Rossellini plays Raymond's devoted Russian wife, Darya Greenwood. Mirren plays Nikolai's former love interest, whom he abandoned, but now holds influence over him and Soviet organizations. The film was directed by Taylor Hackford. During the 58th Academy Award ceremony, the film won Best Original Song for "Say You, Say Me" by Lionel Richie, as well as "Separate Lives" performed by Phil Collins and Marilyn Martin and written by Stephen Bishop (also nominated). The 80's setting is an important aspect of the film since much of the drama is fueled by the Cold War.

This Film is an example of:

  • As Himself: Both the star of the film, Mikhail Baryshnikov, and the character he plays in the film are incredibly successful Russian male ballet dancers who defected to the West.
  • Award-Bait Song: Won an Oscar for, "Say You, Say Me", a song about the theme power of friendship by a pop star composer.
  • Breakaway Pop Hit: Pop song "Say You, Say Me" became an all-time hit on the Billboard 100 chart during 2008, long after everyone forgot about the movie. This title wasn't even on the movie soundtrack because Motown didn't want Lionel's first single since in 3 years (Can't Slow Down 1983) to be on another record label. The song's music video hardly referenced the movie.
  • Choreography Porn: The duet between Nikolai and Raymond is a perfect homage to both portrayers different, yet similar dancing styles.
  • Cold War: This film's drama only makes sense when remembering the Cold War's intense Soviet and USA rivalry.
  • Dancing Royalty: Mikhail Baryshnikov is one of the greatest male ballet dancers in history according to The Other Wiki. Gregory Hines was no slouch either, famous for his tap dancing. Their movie characters were also famous for their dancing.
  • Dancing Is Serious Business: Nikolai and Raymond dance while discussing their conflicts, angst, and exposition, while in the midst of a Soviet prison.
  • Films of the 1980s: The 1980s were near the end of the Cold War and all their great Cold War movies. The 80s are still remembered during the heyday when Russia still had world renown for ballet.
  • Fire-Forged Friends: The tap dancer and ballet dancer are set up as antagonists, yet bond through dancing and become allies. This doesn't seem like a spoiler since it is right on the movie poster, "Two men. Not soldiers. Not heroes. Just dancers. Willing to risk their lives for freedom and each other."
  • Flush the Evidence: Famous defector Nikolai tries to hide his identity from Soviet officials by flushing his passport down an airplane toilet as the plane crashes in Soviet territory.

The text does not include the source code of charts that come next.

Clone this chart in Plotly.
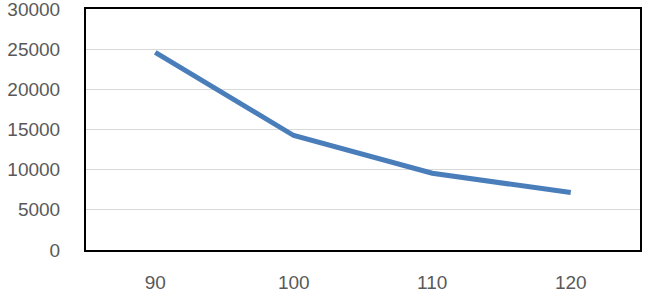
import plotly.graph_objects as go

categories = ["90", "100", "110", "120"]
values = [24600, 14250, 9550, 7150]
y_ticks = [0, 5000, 10000, 15000, 20000, 25000, 30000]

fig = go.Figure()
fig.add_trace(go.Scatter(
    x=categories, y=values, mode="lines",
    line=dict(color="#4A7EBB", width=5),
    showlegend=False,
))

font = dict(family="Liberation Sans, Arial, sans-serif", size=19, color="#595959")

fig.update_layout(
    width=650, height=296,
    margin=dict(l=86, r=10, t=9, b=46, autoexpand=False),
    paper_bgcolor="white", plot_bgcolor="white",
    font=font,
)
fig.update_xaxes(
    type="category", range=[-0.5, 3.5], automargin=False,
    showgrid=False, showline=True, linecolor="black", linewidth=2, mirror=True,
    ticks="", ticklabelstandoff=14, tickfont=font,
)
fig.update_yaxes(
    range=[0, 30000], tickvals=y_ticks, ticktext=[str(v) for v in y_ticks],
    automargin=False, ticklabeloverflow="allow",
    showgrid=True, gridcolor="#D9D9D9", gridwidth=1, zeroline=False,
    showline=True, linecolor="black", linewidth=2, mirror=True,
    ticks="", ticklabelstandoff=20, tickfont=font,
)

fig.write_html("out.html")
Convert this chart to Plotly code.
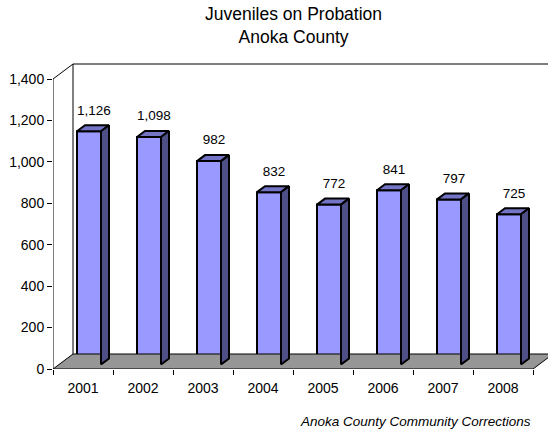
import plotly.graph_objects as go

# ---- data ----
years = ["2001", "2002", "2003", "2004", "2005", "2006", "2007", "2008"]
values = [1126, 1098, 982, 832, 772, 841, 797, 725]
y_ticks = [0, 200, 400, 600, 800, 1000, 1200, 1400]
title_lines = ["Juveniles on Probation", "Anoka County"]
source_text = "Anoka County Community Corrections"

# ---- geometry / style (pixel-based projection of the 3D look) ----
W, H = 548, 432
ML, MR, MT, MB = 53, 0, 60, 63
PX_PER_CAT = 60.0
PX_AXIS = 290.0                      # pixels for the 0..max tick span
YMAX = y_ticks[-1]
UNITS_PER_PX = YMAX / PX_AXIS
plot_h = H - MT - MB
plot_w = W - ML - MR
x0 = -0.5
x1 = len(years) - 0.5
xr_max = x0 + plot_w / PX_PER_CAT
yr_max = plot_h * UNITS_PER_PX

DXU = 20 / PX_PER_CAT                # full depth offset in x units
DYV = 15 * UNITS_PER_PX              # full depth offset in y units
F = 0.3                              # bar front-face depth fraction
D = 0.4                              # bar depth fraction
BW = 0.4                             # bar width (category units)

FRONT = "#9999FF"
TOP = "#7474C6"
SIDE = "#4F4F88"
FLOOR = "#969696"
FONT = "Liberation Sans, Arial, sans-serif"


def paper_y(py):
    return (H - MB - py) / plot_h


def paper_x(px):
    return (px - ML) / plot_w


fig = go.Figure()

# floor
fig.add_trace(go.Scatter(
    x=[x0, x1, x1 + DXU, x0 + DXU, x0],
    y=[0, 0, DYV, DYV, 0],
    mode="lines", fill="toself", fillcolor=FLOOR,
    line=dict(color="black", width=1), hoverinfo="skip"))

# back wall edges + front axis line
fig.add_trace(go.Scatter(
    x=[x0, x0, x0 + DXU, x1 + DXU + 1, None, x0 + DXU, x0 + DXU],
    y=[0, YMAX, YMAX + DYV, YMAX + DYV, None, YMAX + DYV, DYV],
    mode="lines", line=dict(color="black", width=1), hoverinfo="skip"))

# bar front faces
xc = [i + F * DXU for i in range(len(years))]
fig.add_trace(go.Bar(
    x=xc, y=values, base=[F * DYV] * len(values), width=BW,
    marker=dict(color=FRONT, line=dict(color="black", width=2)),
    hoverinfo="skip"))

# top and side faces
tx, ty, sx, sy = [], [], [], []
for i, v in enumerate(values):
    xl = xc[i] - BW / 2
    xr = xc[i] + BW / 2
    yb = F * DYV
    yt = v + F * DYV
    ddx, ddy = D * DXU, D * DYV
    tx += [xl, xr, xr + ddx, xl + ddx, xl, None]
    ty += [yt, yt, yt + ddy, yt + ddy, yt, None]
    sx += [xr, xr + ddx, xr + ddx, xr, xr, None]
    sy += [yb, yb + ddy, yt + ddy, yt, yb, None]
fig.add_trace(go.Scatter(x=tx, y=ty, mode="lines", fill="toself", fillcolor=TOP,
                         line=dict(color="black", width=2), hoverinfo="skip"))
fig.add_trace(go.Scatter(x=sx, y=sy, mode="lines", fill="toself", fillcolor=SIDE,
                         line=dict(color="black", width=2), hoverinfo="skip"))

# data labels
fig.add_trace(go.Scatter(
    x=[i + 0.55 * DXU for i in range(len(years))],
    y=[v + (F + D) * DYV + 14 * UNITS_PER_PX for v in values],
    mode="text", text=[f"{v:,}" for v in values],
    textposition="middle center",
    textfont=dict(family=FONT, size=13.5, color="black"),
    cliponaxis=False, hoverinfo="skip"))

# invisible trace on x2 so the boundary-tick axis is drawn
fig.add_trace(go.Scatter(x=[x0], y=[0], xaxis="x2", mode="markers",
                         marker=dict(opacity=0), hoverinfo="skip"))

fig.update_layout(
    width=W, height=H,
    margin=dict(l=ML, r=MR, t=MT, b=MB),
    paper_bgcolor="white", plot_bgcolor="white",
    showlegend=False,
    xaxis=dict(range=[x0, xr_max], tickvals=list(range(len(years))), ticktext=years,
               ticks="outside", ticklen=6, tickcolor="rgba(0,0,0,0)",
               showline=False, showgrid=False, zeroline=False,
               tickfont=dict(family=FONT, size=14, color="black")),
    xaxis2=dict(range=[x0, xr_max], overlaying="x", anchor="y", side="bottom",
                tickvals=[x0 + k for k in range(len(years) + 1)],
                showticklabels=False, ticks="outside", ticklen=5, tickcolor="black",
                tickwidth=1, showline=False, showgrid=False, zeroline=False),
    yaxis=dict(range=[0, yr_max], tickvals=y_ticks, tickformat=",",
               ticks="outside", ticklen=5, tickcolor="black",
               showline=False, showgrid=False, zeroline=False,
               tickfont=dict(family=FONT, size=14, color="black")),
    annotations=[
        dict(text="<br>".join(title_lines), xref="paper", yref="paper",
             x=paper_x(293), y=paper_y(26), xanchor="center", yanchor="middle",
             showarrow=False, align="center",
             font=dict(family=FONT, size=17.5, color="black")),
        dict(text=f"<i>{source_text}</i>", xref="paper", yref="paper",
             x=paper_x(533), y=paper_y(421),
             xanchor="right", yanchor="middle", showarrow=False,
             font=dict(family=FONT, size=13.5, color="black")),
    ],
)

fig.write_html("out.html")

  • Genre-Busting: A tense Cold War thriller about a defector in Soviet prison which features ballet, tap dancing, and feel-good pop music about The Power of Friendship by Phil Collins and Lionel Richie.
  • Improv Dancing: Invoked Trope as the characters improv dance riffs during dialog, not as part of an official music production.
  • Moscow Centre: The USSR's dreaded KGB of the Cold War era is not happy with ballet dancers who defect and make the Soviet Union look bad.
  • Old Flame: Helen Mirren's character Galina Ivanova is this for protagonist Nikolai 'Kolya' Rodchenko.
  • Pop-Star Composer: This is the movie where Lionel Richie won his Oscar for "Say You, Say Me".
  • The Power of Friendship: Built into the movie poster, and the lyrics of the award-winning theme song, "Say You, Say Me".
  • Psychological Thriller: Although the film has thrilling action, the focus is on the characters, their art, their challenges, and their choices.
  • Shell-Shocked Veteran: roughly midway through the movie we see Raymond have a flashback / breakdown of his time in the US military (given time frames and character ages, most probably Vietnam) and from his lines is very clearly a sufferer of PTSD. As the condition was still (presumably) not understood for what we know of it today, he received little to no effective treatment for it in the US. His defection to the USSR was apparently spurred by the promise of getting help for his issues.
  • Spoiler Cover: The two main characters are antagonists at the beginning, but the poster spoils that they will become friends. "Two men. Not soldiers. Not heroes. Just dancers. Willing to risk their lives for freedom and each other."
  • True Art Is Angsty: The two main characters desire art had something to do with all their subsequent pain, defection, and political intrigue.